The Chemistry of a Good Pun
Why do we even use these? It’s basically about breaking the ice without shattering it. A "hey" gets ignored. A "you're beautiful" feels heavy. But asking someone if they’re a raisin because they’re "raisin" your spirits? It’s low-stakes. If they roll their eyes, you both laugh. If they hate it, you haven't really lost anything because you were being a goofball anyway.
It’s about the "benign violation" theory of humor. Peter McGraw, a psychologist at the University of Colorado Boulder, suggests that things are funny when they are a "violation" (something wrong or out of place) but also "benign" (harmless). A grown man or woman talking about produce in a romantic context is a violation of social norms, but it’s totally harmless. Hence, the giggle.
The Citrus Strategy
Lemons and limes are the heavy hitters of the produce aisle. They’re sharp. If you tell someone, "This is going to sound lime-y, but I think you’re sublime," you’re doing a few things at once. You’re acknowledging the cringe. You’re using a multi-syllabic pun. You’re basically being a human cartoon.
Then you’ve got the classic: "Easy peasy, lemon squeezy." Okay, maybe don't use that one to flirt. But "If you were a fruit, you'd be a fine-apple" is the undisputed heavyweight champion of fruit pick up lines. It’s the Ford F-150 of puns. Reliable. Classic. Everyone knows it, and yet, it still gets a smirk.
Why Some Fruit Pick Up Lines Fall Flat
Context is everything. If you’re at a funeral, maybe don’t talk about melons. If you’re at a Whole Foods, it’s actually the perfect time. Real-world observation: the environment dictates the success rate.
Social dynamics expert Vanessa Van Edwards has written extensively about "Conversation Starters" and how the best ones are situational. If you see someone looking at the berries, saying "I find you berry attractive" is much more natural than texting it out of the blue on Tinder at 2:00 AM.
- The Banana Blunder: Avoid anything too suggestive too early. It’s 2026; we’ve moved past the "is that a banana in your pocket" era. It’s tired. It’s creepy. Just don't.
- The Peach Pitfall: Same goes for peaches. Unless you’re talking about actual cobbler, keep it PG-13 if you want a response that isn't a block.
- The Date Dilemma: "Do you like dates? Because I’d like one." This one is actually clever because it’s a double entendre that feels classy.
The Evolution of Produce-Based Flirting
We’ve seen a shift. People are moving away from the "pick up line" as a script and using it as a vibe check. If someone responds with another fruit pun, you’ve found your person. If they respond with "k," move on. They aren't your zest.
The linguistic structure of these lines usually relies on phonetic similarity. Our brains love pattern recognition. When "apple" becomes "appalling" or "mango" becomes "man, go," our brains release a tiny hit of dopamine because we "solved" the wordplay. It’s a literal chemical reward for being cheesy.
Berry Good Openers
Let's look at the berry family. Strawberries, blueberries, raspberries—they’re all fair game.
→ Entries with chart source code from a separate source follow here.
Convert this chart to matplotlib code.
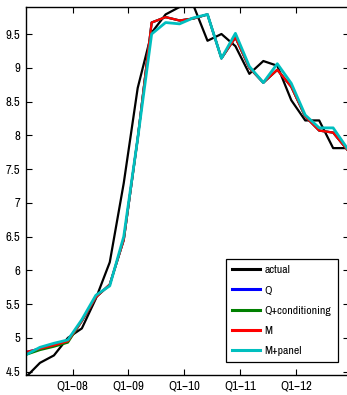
import numpy as np
import matplotlib
matplotlib.use('Agg')
import matplotlib.pyplot as plt

# quarterly data 2007Q1 - 2012Q4 (plotted at quarter-end month)
quarters = [f'Q{q}-{y:02d}' for y in range(7, 13) for q in range(1, 5)]
actual = [4.42, 4.63, 4.74, 5.00, 5.14, 5.58, 6.12, 7.29, 8.70, 9.52, 9.79, 9.90,
          9.92, 9.40, 9.50, 9.32, 8.91, 9.10, 9.03, 8.52, 8.22, 8.22, 7.81, 7.81]
q_model = [4.79, 4.84, 4.89, 4.95, 5.25, 5.60, 5.79, 6.45, 7.95, 9.67, 9.75, 9.70,
           9.73, 9.79, 9.14, 9.45, 9.00, 8.78, 8.97, 8.72, 8.28, 8.07, 8.04, 7.79]
q_cond = [4.75, 4.82, 4.87, 4.93, 5.25, 5.60, 5.79, 6.45, 7.95, 9.67, 9.75, 9.70,
          9.73, 9.79, 9.14, 9.45, 9.00, 8.78, 8.97, 8.72, 8.28, 8.07, 8.04, 7.79]
m_model = [4.79, 4.84, 4.89, 4.95, 5.25, 5.60, 5.79, 6.45, 7.95, 9.67, 9.75, 9.70,
           9.73, 9.79, 9.14, 9.45, 9.00, 8.78, 8.97, 8.72, 8.28, 8.07, 8.04, 7.79]
m_panel = [4.75, 4.86, 4.92, 4.97, 5.27, 5.63, 5.77, 6.50, 7.95, 9.50, 9.67, 9.65,
           9.74, 9.79, 9.14, 9.51, 9.02, 8.78, 9.06, 8.77, 8.30, 8.11, 8.11, 7.81]
tick_labels = ['Q1\u221208', 'Q1\u221209', 'Q1\u221210', 'Q1\u221211', 'Q1\u221212']
ytick_vals = [4.5, 5, 5.5, 6, 6.5, 7, 7.5, 8, 8.5, 9, 9.5]

plt.rcParams['font.family'] = ['Archivo Narrow', 'Liberation Sans', 'DejaVu Sans']

x = np.arange(len(quarters))
fig = plt.figure(figsize=(3.47, 3.95), dpi=100)
ax = fig.add_axes([26 / 347, 1 - 375 / 395, 322.5 / 347, 368 / 395])

ax.plot(x, actual, color='black', lw=1.6, label='actual')
ax.plot(x, q_model, color='#0000FF', lw=1.6, label='Q')
ax.plot(x, q_cond, color='#008000', lw=1.6, label='Q+conditioning')
ax.plot(x, m_model, color='#FF0000', lw=1.6, label='M')
ax.plot(x, m_panel, color='#00BFBF', lw=2.0, label='M+panel')

ax.set_xlim(0, 23.1)
ax.set_ylim(4.45, 9.9)
ax.set_xticks(10 / 3 + 4 * np.arange(len(tick_labels)))
ax.set_xticklabels(tick_labels)
ax.set_yticks(ytick_vals)
ax.set_yticklabels([f'{v:g}' for v in ytick_vals])
ax.tick_params(direction='in', length=4, width=0.8, top=True, right=True,
               labelsize=9.2, pad=4)
for s in ax.spines.values():
    s.set_linewidth(1.0)

leg = ax.legend(loc='lower right', bbox_to_anchor=(0.984, 0.019), fontsize=8.4,
                handlelength=2.4, handletextpad=0.35, labelspacing=0.85,
                borderpad=0.55, fancybox=False, framealpha=1, edgecolor='black')
leg.get_frame().set_linewidth(0.9)
for line in leg.get_lines():
    line.set_linewidth(2.2)

fig.savefig('out.png', dpi=100)
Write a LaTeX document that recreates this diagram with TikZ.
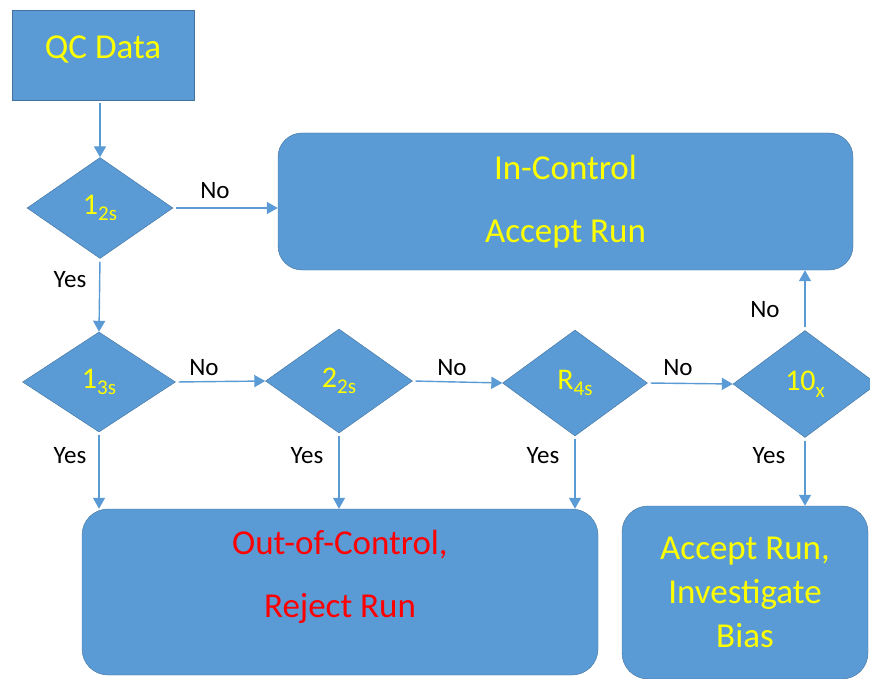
\documentclass[tikz,border=0pt]{standalone}
\usepackage{fontspec}
\setmainfont{Carlito}
\usepackage{xcolor}
\usepackage{tikz}
\usetikzlibrary{shapes.geometric}
\usetikzlibrary{arrows.meta}
\definecolor{boxblue}{HTML}{5B9BD5}
\definecolor{boxedge}{HTML}{41719C}
\definecolor{txtyellow}{HTML}{FFFF00}
\definecolor{txtred}{HTML}{FF0000}
\newcommand{\lowidx}[1]{\raisebox{-0.22em}{\fontsize{21}{24}\selectfont #1}}

\begin{document}
\begin{tikzpicture}[
	x=1pt,y=-1pt,
	font=\fontsize{25}{30}\selectfont
]
\tikzset{
    flowbox/.style = {rectangle, draw=boxedge, fill=boxblue, align=center, text=txtyellow, font=\fontsize{35}{63}\selectfont},
    decision/.style = {diamond, draw=boxedge, fill=boxblue, text=txtyellow, inner sep=0pt, font=\fontsize{30}{36}\selectfont},
    link/.style = {draw=boxblue, line width=1.4pt, shorten <=3pt, -{Triangle[length=11pt,width=12pt]}},
    answer/.style = {text=black}
}
\useasboundingbox (0,0) rectangle (870,679);
% boxes
\node[flowbox,minimum width=182,minimum height=90,text depth=16pt] (qc) at (103,55) {QC Data};
\node[flowbox,rounded corners=24,minimum width=575,minimum height=137] (ctrl) at (565.5,201.5) {In-Control\\Accept Run};
\node[flowbox,rounded corners=26,minimum width=516,minimum height=166] (bad) at (340,592) {};
\node[text=txtred,align=center,font=\fontsize{35}{63}\selectfont] (badtxt) at (340,577) {Out-of-Control,\\Reject Run};
\node[flowbox,rounded corners=26,minimum width=246,minimum height=173,font=\fontsize{35}{44}\selectfont] (bias) at (745,592.5) {Accept Run,\\Investigate\\Bias};
% rules
\node[decision,minimum width=146,minimum height=101] (r12) at (100,208) {1\lowidx{2s}};
\node[decision,minimum width=153,minimum height=100] (r13) at (99,382) {1\lowidx{3s}};
\node[decision,minimum width=147,minimum height=104] (r22) at (339,381) {2\lowidx{2s}};
\node[decision,minimum width=145,minimum height=106] (r4s) at (575,383) {R\lowidx{4s}};
\node[decision,minimum width=144,minimum height=107] (r10) at (805,384) {10\lowidx{x}};
% arrows
\draw[link] (r12.north |- qc.south) -- (r12.north);
\draw[link] (r12.east) -- (r12.east -| ctrl.west);
\draw[link] (r12.south) -- (r13.north);
\draw[link] (r13.east) -- (r22.west);
\draw[link] (r22.east) -- (r4s.west);
\draw[link] (r4s.east) -- (r10.west);
\draw[link] (r10.north) -- (r10.north |- ctrl.south);
\draw[link] (r13.south) -- (r13.south |- bad.north);
\draw[link] (r22.south) -- (r22.south |- bad.north);
\draw[link] (r4s.south) -- (r4s.south |- bad.north);
\draw[link] (r10.south) -- (r10.south |- bias.north);
% labels
\node[answer] (no12) at (215,191) {No};
\node[answer] (yes12) at (70,280) {Yes};
\node[answer] (no13) at (204,368) {No};
\node[answer] (no22) at (452,368) {No};
\node[answer] (no4s) at (678,368) {No};
\node[answer] (no10) at (765,310) {No};
\node[answer] (yes13) at (70,456) {Yes};
\node[answer] (yes22) at (307,456) {Yes};
\node[answer] (yes4s) at (543,456) {Yes};
\node[answer] (yes10) at (769,456) {Yes};
\end{tikzpicture}
\end{document}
"I’m berry glad I ran into you."
"I love you berry much."
These are soft. They’re sweet. They work exceptionally well on platforms like Hinge where the goal is to be "wholesome."
Exotic Options
Want to stand out? Go for the dragon fruit or the durian. Actually, stay away from the durian—nobody wants to be compared to a fruit that smells like gym socks. But telling someone they’re "one in a melon" or that you’ve been "cherry-picking" the best people to talk to and they won? That’s gold.
Actionable Steps for Better Banter
Don't just memorize a list. That's what robots do. If you want to actually use fruit pick up lines effectively, follow these rules of engagement:
- Commit to the Bit: If you’re going to be corny, own it. Don't say "Haha, sorry that was dumb." Say "Yeah, I’ve been practicing my fruit puns all morning. How’d I do?"
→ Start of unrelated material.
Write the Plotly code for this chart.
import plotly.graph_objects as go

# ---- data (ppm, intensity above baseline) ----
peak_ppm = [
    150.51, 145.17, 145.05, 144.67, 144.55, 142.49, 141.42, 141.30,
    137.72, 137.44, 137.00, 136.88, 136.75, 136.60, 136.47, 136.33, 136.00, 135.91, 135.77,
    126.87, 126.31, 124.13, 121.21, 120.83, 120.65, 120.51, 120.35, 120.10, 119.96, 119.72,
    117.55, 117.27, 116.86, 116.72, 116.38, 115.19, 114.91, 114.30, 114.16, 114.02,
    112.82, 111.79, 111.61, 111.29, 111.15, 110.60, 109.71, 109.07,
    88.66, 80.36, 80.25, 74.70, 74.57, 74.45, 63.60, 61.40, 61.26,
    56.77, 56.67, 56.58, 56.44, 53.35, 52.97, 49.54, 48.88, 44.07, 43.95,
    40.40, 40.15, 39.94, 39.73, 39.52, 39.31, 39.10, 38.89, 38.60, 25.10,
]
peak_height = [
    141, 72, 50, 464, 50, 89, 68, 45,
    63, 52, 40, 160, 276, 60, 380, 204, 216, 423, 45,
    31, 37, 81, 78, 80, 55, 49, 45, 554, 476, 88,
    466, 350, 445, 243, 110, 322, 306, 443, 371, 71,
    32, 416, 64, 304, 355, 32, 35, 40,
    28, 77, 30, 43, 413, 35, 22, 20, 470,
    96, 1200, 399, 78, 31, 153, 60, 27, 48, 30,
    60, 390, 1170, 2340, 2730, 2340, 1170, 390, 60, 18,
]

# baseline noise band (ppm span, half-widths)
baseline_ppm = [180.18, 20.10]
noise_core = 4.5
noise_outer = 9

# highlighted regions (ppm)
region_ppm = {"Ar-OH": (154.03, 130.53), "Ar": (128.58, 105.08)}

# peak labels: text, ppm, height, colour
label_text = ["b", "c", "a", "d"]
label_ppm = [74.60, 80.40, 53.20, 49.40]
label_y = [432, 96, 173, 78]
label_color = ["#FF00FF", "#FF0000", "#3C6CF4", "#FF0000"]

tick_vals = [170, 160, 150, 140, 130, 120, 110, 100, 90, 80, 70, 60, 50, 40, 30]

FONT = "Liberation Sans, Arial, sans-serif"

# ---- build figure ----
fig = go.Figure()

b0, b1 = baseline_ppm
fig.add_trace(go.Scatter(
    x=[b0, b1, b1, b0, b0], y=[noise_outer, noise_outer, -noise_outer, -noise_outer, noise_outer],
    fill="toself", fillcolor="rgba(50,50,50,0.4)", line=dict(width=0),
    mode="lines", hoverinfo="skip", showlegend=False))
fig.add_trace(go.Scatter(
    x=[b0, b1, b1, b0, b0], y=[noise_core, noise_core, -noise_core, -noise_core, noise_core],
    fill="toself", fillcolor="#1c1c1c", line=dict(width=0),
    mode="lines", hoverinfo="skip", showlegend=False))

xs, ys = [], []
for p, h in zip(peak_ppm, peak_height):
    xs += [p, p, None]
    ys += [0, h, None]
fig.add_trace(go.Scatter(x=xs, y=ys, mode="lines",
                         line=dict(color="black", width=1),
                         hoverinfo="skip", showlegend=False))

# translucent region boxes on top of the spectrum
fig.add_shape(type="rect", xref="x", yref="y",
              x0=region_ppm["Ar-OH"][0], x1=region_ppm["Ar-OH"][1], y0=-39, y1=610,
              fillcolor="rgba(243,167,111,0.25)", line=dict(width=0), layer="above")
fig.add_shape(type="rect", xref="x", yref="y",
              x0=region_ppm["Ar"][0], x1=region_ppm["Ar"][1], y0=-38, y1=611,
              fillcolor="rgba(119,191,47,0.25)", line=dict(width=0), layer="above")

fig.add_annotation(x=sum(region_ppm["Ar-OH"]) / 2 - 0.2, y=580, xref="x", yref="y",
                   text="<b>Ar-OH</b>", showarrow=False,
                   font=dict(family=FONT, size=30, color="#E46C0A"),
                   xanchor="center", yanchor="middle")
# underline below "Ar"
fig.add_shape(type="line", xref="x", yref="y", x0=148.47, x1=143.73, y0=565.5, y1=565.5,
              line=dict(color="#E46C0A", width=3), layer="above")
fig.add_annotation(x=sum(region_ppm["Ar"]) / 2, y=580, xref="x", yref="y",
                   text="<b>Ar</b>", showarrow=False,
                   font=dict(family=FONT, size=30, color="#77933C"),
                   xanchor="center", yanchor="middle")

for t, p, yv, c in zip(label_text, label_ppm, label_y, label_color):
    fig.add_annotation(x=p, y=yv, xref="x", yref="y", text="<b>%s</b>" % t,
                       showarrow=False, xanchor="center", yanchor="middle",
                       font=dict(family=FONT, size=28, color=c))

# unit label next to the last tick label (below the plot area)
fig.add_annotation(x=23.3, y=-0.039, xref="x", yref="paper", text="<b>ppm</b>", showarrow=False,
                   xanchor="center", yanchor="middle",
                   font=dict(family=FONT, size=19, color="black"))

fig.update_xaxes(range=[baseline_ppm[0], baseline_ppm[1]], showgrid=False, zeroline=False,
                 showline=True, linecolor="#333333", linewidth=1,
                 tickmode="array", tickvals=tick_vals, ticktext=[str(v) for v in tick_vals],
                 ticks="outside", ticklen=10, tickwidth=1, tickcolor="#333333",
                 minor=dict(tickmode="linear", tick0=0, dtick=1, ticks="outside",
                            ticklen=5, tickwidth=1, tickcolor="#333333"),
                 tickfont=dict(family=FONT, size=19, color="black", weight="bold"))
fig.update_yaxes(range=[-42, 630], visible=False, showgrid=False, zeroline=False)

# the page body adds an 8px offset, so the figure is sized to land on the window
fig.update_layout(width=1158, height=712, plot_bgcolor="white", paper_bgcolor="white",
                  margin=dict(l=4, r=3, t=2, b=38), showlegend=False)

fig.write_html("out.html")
- Read the Room: If they look busy or annoyed, no amount of citrus puns will save you.
- The Follow-Up: Once the pun is out of the way, transition to a real question. "Anyway, puns aside, I’m [Your Name]. How’s your Tuesday going?"
- Keep it Fresh: Use seasonal fruits. Using a pumpkin line in July makes you look like you’re lagging.
The reality is that dating should be fun. We spend so much time trying to be "impressive" that we forget to be "expressive." A silly line about a grape or an orange isn't going to get you married tomorrow, but it might get you a smile today. And in the current dating climate, a genuine smile is worth more than a dozen roses.
Next time you’re stuck on what to say, think about the produce aisle. It’s colorful, it’s healthy, and it might just be the secret weapon your social life is missing. Go ahead and give it a squeeze. Just, you know, not literally. Keep it to the puns.